Case Study

Avoid By-Product Formation in Hydrogenation

Case Study

Root Cause of By-Product Formation in a Hydrogenation Reaction

Hydrogenation By-Products Formation
Hydrogenation By-Products Formation

Written by Sonja Kamptmann of Novartis Pharma AG, this paper outlines how researchers at Novartis gained a better mechanistic understanding of the factors affecting hydrogenation by-products and pressure reactions.

Hydrogenation is influenced by several factors including type of catalyst, catalyst loading, solvent, substrate purity, temperature, and pressure.  Researchers at Novartis applied techniques that allow scientists to perform data-rich experiments to investigate the root cause of a critical by-product, which lead to a genotoxic impurity in the final drug substance. Knowing the exact point in time when hydrogenation by-product formation starts is critical to stop the reaction and isolate the highest product yield with the lowest by-product concentration.

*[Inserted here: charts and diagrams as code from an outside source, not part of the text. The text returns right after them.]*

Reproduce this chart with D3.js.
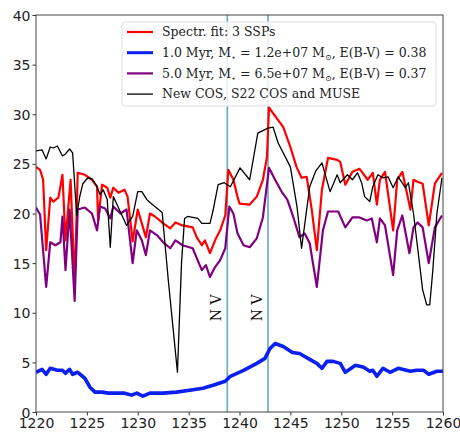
<!DOCTYPE html>
<html>
<head>
<meta charset="utf-8">
<script src="https://cdn.jsdelivr.net/npm/d3@7"></script>
<style>
  body { margin: 0; background: #fff; }
  .tick text { font-family: "DejaVu Sans", sans-serif; font-size: 14px; fill: #222; }
</style>
</head>
<body>
<div id="chart"></div>
<script>
var w = 460;
var h = 433;

// spectral fit, 3 SSPs  [wavelength, flux]
var fitData = [
  [1220,24.7],[1220.4,24.4],[1220.7,23.4],[1221,16.3],[1221.4,21.6],[1221.7,21.2],[1222.2,21.6],
  [1222.6,23.9],[1222.9,17.3],[1223.4,23.4],[1223.8,12.8],[1224.1,24.1],[1224.8,23.9],[1225.5,23.4],
  [1226,22.7],[1226.1,19.3],[1226.5,22.9],[1227,22.6],[1227.3,21.6],[1227.6,22.6],[1228.1,22.1],
  [1228.7,22.4],[1229,21.7],[1229.5,17.2],[1230,20.4],[1230.4,19],[1230.8,17.6],[1231.2,20],
  [1231.7,19.7],[1232.5,19],[1233.2,18.5],[1233.7,19.1],[1234.4,18.8],[1235.4,18.6],[1235.8,17.6],
  [1236.3,16.8],[1236.6,17.3],[1237.1,16],[1237.6,17.3],[1238.1,18.3],[1238.6,19.8],[1238.9,24.4],
  [1239.4,23.4],[1239.8,21.7],[1240,21],[1241,20.9],[1241.7,21.7],[1242.3,23.4],[1242.7,25.7],
  [1242.9,30.7],[1243.3,30.1],[1243.8,29.4],[1244.3,28.7],[1245,26.7],[1245.6,24.7],[1246.1,23.6],
  [1246.6,23.7],[1247.1,20.4],[1247.6,16.3],[1248.1,22.4],[1248.7,25.6],[1249.6,25.4],[1249.9,25.2],
  [1250.4,22.9],[1251.1,24.2],[1251.8,24.5],[1252.6,23.4],[1253.1,24.1],[1253.5,20.9],[1253.8,23.4],
  [1254.3,24.2],[1255.1,18.3],[1255.5,23.4],[1256,24.2],[1256.8,20.4],[1257.1,23.4],[1257.5,23.2],
  [1258,23],[1258.6,18.8],[1259.2,23],[1259.9,24.1]
];

// 1.0 Myr SSP
var young = [
  [1220,4.0],[1220.6,4.3],[1221,3.8],[1221.4,4.4],[1222.1,4.2],[1222.6,4.2],[1222.9,3.9],[1223.3,4.3],
  [1223.6,3.8],[1224.1,4.0],[1224.8,3.4],[1225.3,2.5],[1225.8,2.0],[1226.5,2.0],[1227.1,1.9],
  [1227.9,1.9],[1228.7,1.9],[1229.4,1.7],[1229.9,1.9],[1230.5,1.6],[1231.2,1.9],[1232.5,1.9],
  [1233.8,2.0],[1235.1,2.2],[1236.4,2.4],[1237.4,2.7],[1238.6,3.1],[1239.1,3.6],[1240.4,4.2],
  [1241.7,4.9],[1242.5,5.4],[1243,6.4],[1243.5,6.9],[1244.3,6.6],[1245.2,6.0],[1245.9,5.9],
  [1246.9,5.3],[1247.6,4.9],[1248.1,4.4],[1248.6,5.1],[1249.2,5.1],[1249.9,4.9],[1250.4,4.0],
  [1251.4,4.7],[1252.2,4.5],[1252.8,4.1],[1253.1,4.2],[1253.5,3.6],[1254.1,4.4],[1254.8,4.0],
  [1255.6,4.4],[1256.8,4.1],[1257.4,4.2],[1258.1,4.2],[1258.6,3.8],[1259.4,4.1],[1260,4.1]
];

// 5.0 Myr SSP
var older = [
  [1220,20.6],[1220.4,19.9],[1221,12.6],[1221.4,17.1],[1221.9,16.8],[1222.4,17.1],[1222.6,19.7],
  [1222.9,14.3],[1223.3,20.4],[1223.8,11.2],[1224.1,20.4],[1224.8,20.6],[1225.5,20],[1226,18.3],
  [1226.3,20.7],[1226.8,20.5],[1227.3,19.5],[1227.6,20.7],[1228.3,20],[1228.9,20.4],[1229.5,15],
  [1229.9,18.3],[1230.4,17.3],[1230.8,15.8],[1231.2,18.3],[1231.9,17.8],[1232.5,17.1],[1233.2,16.5],
  [1233.7,17.3],[1234.4,16.8],[1235.4,16.5],[1235.8,15.5],[1236.3,14.3],[1236.7,14.8],[1237.1,13.6],
  [1237.6,14.6],[1238.1,15.3],[1238.6,16.5],[1239,20.7],[1239.4,20],[1239.8,18],[1240.4,16.8],
  [1241,16.6],[1241.7,17.5],[1242.3,19.6],[1242.9,24.6],[1243.5,23.4],[1244.2,22.1],[1244.7,21.4],
  [1245.3,19.6],[1245.9,17.6],[1246.4,18],[1246.9,17],[1247.6,12.6],[1248.2,18.3],[1248.7,20.2],
  [1249.7,20.2],[1250.4,18.6],[1251.1,19.6],[1251.8,19.6],[1252.5,19.3],[1253,19.5],[1253.5,17.1],
  [1253.8,19.5],[1254.3,18.8],[1255.1,13.8],[1255.5,18.3],[1256,19.8],[1256.7,16],[1257.1,18.6],
  [1257.5,19.1],[1258,18.6],[1258.6,15],[1259.2,18.6],[1259.9,19.8]
];

// observed: New COS, S22 COS and MUSE
var observed = [
  [1220,26.3],[1220.6,26.4],[1221,25.5],[1221.4,26.7],[1221.7,26.6],[1222.1,26.8],[1222.6,25.8],
  [1222.9,26.0],[1223.3,26.5],[1223.6,26.1],[1224.0,19.8],[1224.3,21.7],[1224.6,23.0],[1225.1,23.6],
  [1225.5,23.5],[1226,22.7],[1226.3,21.9],[1226.6,22.4],[1227,21.4],[1227.3,16.6],[1227.6,21.7],
  [1228.1,20.6],[1228.9,18.8],[1229.5,19.7],[1230,22.2],[1230.4,22.2],[1230.9,21.4],[1231.2,21.1],
  [1232.4,20.1],[1233,13.3],[1233.9,4.0],[1234.3,15],[1234.6,19.5],[1234.9,19.7],[1235.9,19.5],
  [1236.3,19.0],[1237.1,19.0],[1237.4,20.3],[1237.9,22.9],[1238.5,23.1],[1239.1,22.7],[1240.05,24.6],
  [1241,23.4],[1241.8,28.1],[1242.8,28.6],[1243.3,28.7],[1243.8,27.1],[1245,24.7],[1245.65,20.7],
  [1246.1,16.5],[1246.9,22.7],[1247.5,24.3],[1248.1,25.1],[1248.9,22.2],[1249.6,23.9],[1249.9,23.1],
  [1250.6,23.9],[1251.1,23.4],[1251.6,24.1],[1252,23.1],[1252.3,21.7],[1252.8,21.2],[1253.1,22.7],
  [1253.6,23.9],[1254.1,23.6],[1254.6,23.7],[1255.1,22.6],[1255.6,23.7],[1256.3,22.6],[1256.6,23.1],
  [1257.1,20],[1257.5,16.6],[1258,12.3],[1258.4,10.8],[1258.7,10.8],[1259,14.3],[1259.4,20],[1259.9,23.6]
];

var lineWaves = [1238.8, 1242.8];
var lineNames = ["N V", "N V"];
var xTicks = [1220, 1225, 1230, 1235, 1240, 1245, 1250, 1255, 1260];
var yTicks = [0, 5, 10, 15, 20, 25, 30, 35, 40];

var margin = {top: 15, right: 17, bottom: 21, left: 36};
var pw = w - margin.left - margin.right;
var ph = h - margin.top - margin.bottom;

var svg = d3.select("#chart").append("svg")
  .attr("width", w)
  .attr("height", h);

var g = svg.append("g")
  .attr("transform", "translate(" + margin.left + "," + margin.top + ")");

var x = d3.scaleLinear().domain([1220, 1260]).range([0, pw]);
var y = d3.scaleLinear().domain([0, 40]).range([ph, 0]);

g.append("defs").append("clipPath").attr("id", "clip")
  .append("rect").attr("width", pw).attr("height", ph);

// axes
var xAxis = g.append("g")
  .attr("transform", "translate(0," + ph + ")")
  .call(d3.axisBottom(x).tickValues(xTicks).tickFormat(d3.format("d")).tickSize(3.5).tickPadding(1));
var yAxis = g.append("g")
  .call(d3.axisLeft(y).tickValues(yTicks).tickFormat(d3.format("d")).tickSize(3.5).tickPadding(2));
xAxis.select(".domain").remove();
yAxis.select(".domain").remove();
xAxis.selectAll(".tick line").attr("stroke", "#333");
yAxis.selectAll(".tick line").attr("stroke", "#333");
xAxis.selectAll(".tick text").attr("dy", "0.85em");
yAxis.selectAll(".tick text").attr("dy", "0.36em");

var line = d3.line()
  .x(function(d) { return x(d[0]); })
  .y(function(d) { return y(d[1]); });

var plot = g.append("g").attr("clip-path", "url(#clip)");

// N V lines
plot.selectAll(".nv")
  .data(lineWaves)
  .enter()
  .append("line")
  .attr("x1", function(d) { return x(d); })
  .attr("x2", function(d) { return x(d); })
  .attr("y1", 0)
  .attr("y2", ph)
  .attr("stroke", "#62a8c9")
  .attr("stroke-width", 1.6);

var series = [
  {data: fitData, color: "#ff0000", width: 2.2},
  {data: young, color: "#0a1ff0", width: 3.6},
  {data: older, color: "#800080", width: 2.2},
  {data: observed, color: "#000000", width: 1.3}
];

// blue first, then red, purple and black on top
[series[1], series[0], series[2], series[3]].forEach(function(s) {
  plot.append("path")
    .datum(s.data)
    .attr("fill", "none")
    .attr("stroke", s.color)
    .attr("stroke-width", s.width)
    .attr("stroke-linejoin", "round")
    .attr("d", line);
});

// N V labels
g.selectAll(".nvlab")
  .data(lineWaves)
  .enter()
  .append("text")
  .attr("transform", function(d) {
    return "translate(" + (x(d) - 6) + "," + y(10.5) + ") rotate(-90)";
  })
  .attr("text-anchor", "middle")
  .attr("font-family", "DejaVu Serif, serif")
  .attr("font-size", 14)
  .attr("fill", "#111")
  .text(function(d, i) { return lineNames[i]; });

// frame
g.append("rect")
  .attr("width", pw)
  .attr("height", ph)
  .attr("fill", "none")
  .attr("stroke", "#444")
  .attr("stroke-width", 1);

// legend
var leg = g.append("g").attr("transform", "translate(" + (122 - margin.left) + "," + (22 - margin.top) + ")");
leg.append("rect")
  .attr("width", 314)
  .attr("height", 84)
  .attr("rx", 3)
  .attr("fill", "#fff")
  .attr("fill-opacity", 0.85)
  .attr("stroke", "#ddd");

var legRows = [
  {s: series[0], parts: [["Spectr. fit: 3 SSPs", null]]},
  {s: series[1], parts: [["1.0 Myr, M", null], ["\u22c6", "sub"], [" = 1.2e+07 M", null], ["\u2299", "sub"], [", E(B-V) = 0.38", null]]},
  {s: series[2], parts: [["5.0 Myr, M", null], ["\u22c6", "sub"], [" = 6.5e+07 M", null], ["\u2299", "sub"], [", E(B-V) = 0.37", null]]},
  {s: series[3], parts: [["New COS, S22 COS and MUSE", null]]}
];

legRows.forEach(function(r, i) {
  var ry = 10 + i * 20.7;
  leg.append("line")
    .attr("x1", 5).attr("x2", 31)
    .attr("y1", ry).attr("y2", ry)
    .attr("stroke", r.s.color)
    .attr("stroke-width", Math.min(r.s.width, 3));
  var t = leg.append("text")
    .attr("x", 40)
    .attr("y", ry)
    .attr("dy", "0.35em")
    .attr("font-family", "DejaVu Serif, serif")
    .attr("font-size", 12.5)
    .attr("fill", "#222");
  r.parts.forEach(function(p) {
    var ts = t.append("tspan").text(p[0]);
    if (p[1] == "sub") {
      ts.attr("font-size", 8).attr("dy", 3);
    } else if (t.selectAll("tspan").size() > 1) {
      ts.attr("dy", -3);
    }
  });
});
</script>
</body>
</html>
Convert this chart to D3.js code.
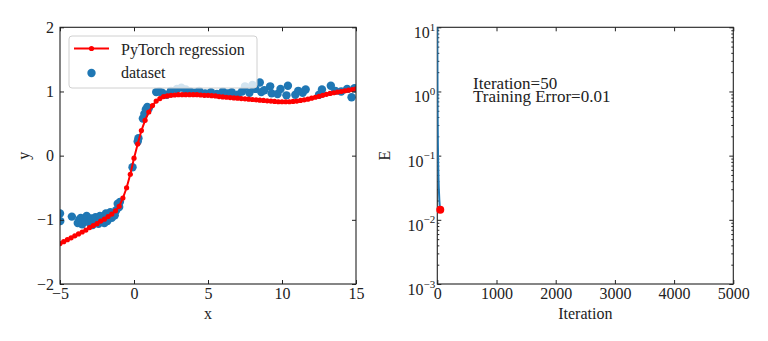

Although integrating PAT tools can provide comprehensive and continuous analysis of the reaction in real time, critical information concerning low level impurity profiles is limited with these techniques. Offline techniques including HPLC, UPLC, and GC are considered to be standard for impurity analysis, but sampling hydrogenations under pressure is challenging due to cumbersome manual sampling protocols. Manual sampling of hydrogenations is tedious and error prone since it includes releasing the pressure, purging the reactor with protecting gas, opening the reactor, taking the sample, closing the reactor, performing a leak test, purging with the reactor with protecting gas again, and pressuring the reactor with H2.

By capturing streams of analytical data at regular intervals, scientists at Novartis were able to establish a path to understanding the mechanism and conditions which caused the critical hydrogenation by-product formation. By adding quantitative HPLC measurements throughout the course of the hydrogenation reaction, where sampling had previously been impossible, assumptions were quickly corrected and a realistic mechanistic model had been drawn. Based on that, better decisions were made which have improved productivity and shortened timelines to reach the next milestone in process development of a high-quality drug Active Pharmaceutical Ingredient (API).

In this example, reproducible sampling to allow quantitative determination of yields, reaction kinetics, and impurity profiles required following conditions to be maintained:

  • Pressure up to 5 bar
  • Elevated temperatures up to 80 °C
  • Highly reproducible, failure-free sampling over 24 hours
  • Sampling from a thick slurry

More experiments would be required to clarify the synthetic pathway, but the stop criterion was defined. The stop criterion can successfully be used on a production scale to stop the hydrogenation at the right point in time, where the reaction is finished but only small and acceptable amounts of by-products have formed - assuring high purity and quality.